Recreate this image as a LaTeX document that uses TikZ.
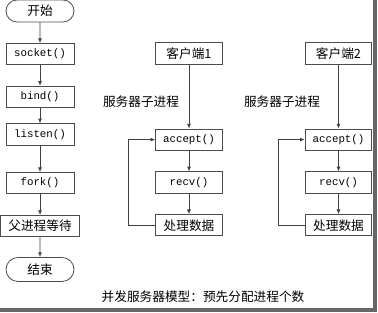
\documentclass[tikz,border=0pt]{standalone}
\usepackage{fontspec}
\setmainfont{Liberation Serif}
\setmonofont{Liberation Mono}
\newfontfamily\cjk{Noto Sans CJK SC}
\usetikzlibrary{arrows.meta,positioning,shapes.misc}

\begin{document}
\begin{tikzpicture}[
		x=0.75pt, y=-0.75pt,
		font=\cjk\fontsize{9.5}{11}\selectfont,
		>={Latex[length=3.5pt,width=3pt]},
		line/.style={->, line width=0.6pt, draw=black!75},
		proc/.style={draw=black!70, line width=0.6pt, minimum width=50pt, minimum height=16pt, inner sep=0pt},
		term/.style={draw=black!70, line width=0.6pt, rounded rectangle, minimum width=51pt, minimum height=17pt, inner sep=0pt},
		code/.style={font=\ttfamily\fontsize{8.1}{10}\selectfont},
		note/.style={inner sep=0pt}
		]
		\useasboundingbox (0,0) rectangle (378,313);
		
		% Main server process
		\node[term, minimum height=16.5pt] (start) at (40,11) {开始};
		\node[proc, code, minimum width=51pt, below=15.5pt of start] (socket) {socket()};
		\node[proc, code, minimum width=51pt, below=15.5pt of socket] (bind) {bind()};
		\node[proc, code, minimum width=51pt, below=11.5pt of bind] (listen) {listen()};
		\node[proc, code, minimum width=51pt, below=20pt of listen] (fork) {fork()};
		\node[proc, minimum width=59pt, below=15.5pt of fork] (wait) {父进程等待};
		\node[term, minimum height=18pt, below=15pt of wait] (end) {结束};
		
		% Child process 1
		\node[proc] (client1) at (189,53.5) {客户端1};
		\node[proc, code, below=48pt of client1] (accept1) {accept()};
		\node[proc, code, below=15.5pt of accept1] (recv1) {recv()};
		\node[proc, below=15.5pt of recv1] (data1) {处理数据};
		
		% Child process 2
		\node[proc] (client2) at (338.5,53.5) {客户端2};
		\node[proc, code, below=48pt of client2] (accept2) {accept()};
		\node[proc, code, below=15.5pt of accept2] (recv2) {recv()};
		\node[proc, below=15.5pt of recv2] (data2) {处理数据};
		
		\node[note] (child1) at (141,102) {服务器子进程};
		\node[note] (child2) at (282,102) {服务器子进程};
		\node[note] (caption) at (203,297) {并发服务器模型：预先分配进程个数};
		
		% Flow of the main process
		\draw[line] (start) -- (socket);
		\draw[line] (socket) -- (bind);
		\draw[line] (bind) -- (listen);
		\draw[line] (listen) -- (fork);
		\draw[line] (fork) -- (wait);
		\draw[line] (wait) -- (end);
		
		% Flow of the children
		\draw[line] (client1) -- (accept1);
		\draw[line] (accept1) -- (recv1);
		\draw[line] (recv1) -- (data1);
		\draw[line] (data1.west) -- ++(-27,0) |- (accept1.west);
		\draw[line] (client2) -- (accept2);
		\draw[line] (accept2) -- (recv2);
		\draw[line] (recv2) -- (data2);
		\draw[line] (data2.west) -- ++(-26,0) |- (accept2.west);
		
		% Frame shadow
		\fill[black!60] (373,0) rectangle (377,312);
		\fill[black!60] (0,308) rectangle (377,312);
	\end{tikzpicture}
\end{document}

——

**Problem to solve**
Only lines belong in the copy: transcribe those from the start of the data through the line that contains "minimum height=18pt, below=15pt", and skip the pictures.

**Written answer**
Recreate this image as a LaTeX document that uses TikZ.
\documentclass[tikz,border=0pt]{standalone}
\usepackage{fontspec}
\setmainfont{Liberation Serif}
\setmonofont{Liberation Mono}
\newfontfamily\cjk{Noto Sans CJK SC}
\usetikzlibrary{arrows.meta,positioning,shapes.misc}

\begin{document}
\begin{tikzpicture}[
		x=0.75pt, y=-0.75pt,
		font=\cjk\fontsize{9.5}{11}\selectfont,
		>={Latex[length=3.5pt,width=3pt]},
		line/.style={->, line width=0.6pt, draw=black!75},
		proc/.style={draw=black!70, line width=0.6pt, minimum width=50pt, minimum height=16pt, inner sep=0pt},
		term/.style={draw=black!70, line width=0.6pt, rounded rectangle, minimum width=51pt, minimum height=17pt, inner sep=0pt},
		code/.style={font=\ttfamily\fontsize{8.1}{10}\selectfont},
		note/.style={inner sep=0pt}
		]
		\useasboundingbox (0,0) rectangle (378,313);
		
		% Main server process
		\node[term, minimum height=16.5pt] (start) at (40,11) {开始};
		\node[proc, code, minimum width=51pt, below=15.5pt of start] (socket) {socket()};
		\node[proc, code, minimum width=51pt, below=15.5pt of socket] (bind) {bind()};
		\node[proc, code, minimum width=51pt, below=11.5pt of bind] (listen) {listen()};
		\node[proc, code, minimum width=51pt, below=20pt of listen] (fork) {fork()};
		\node[proc, minimum width=59pt, below=15.5pt of fork] (wait) {父进程等待};
		\node[term, minimum height=18pt, below=15pt of wait] (end) {结束};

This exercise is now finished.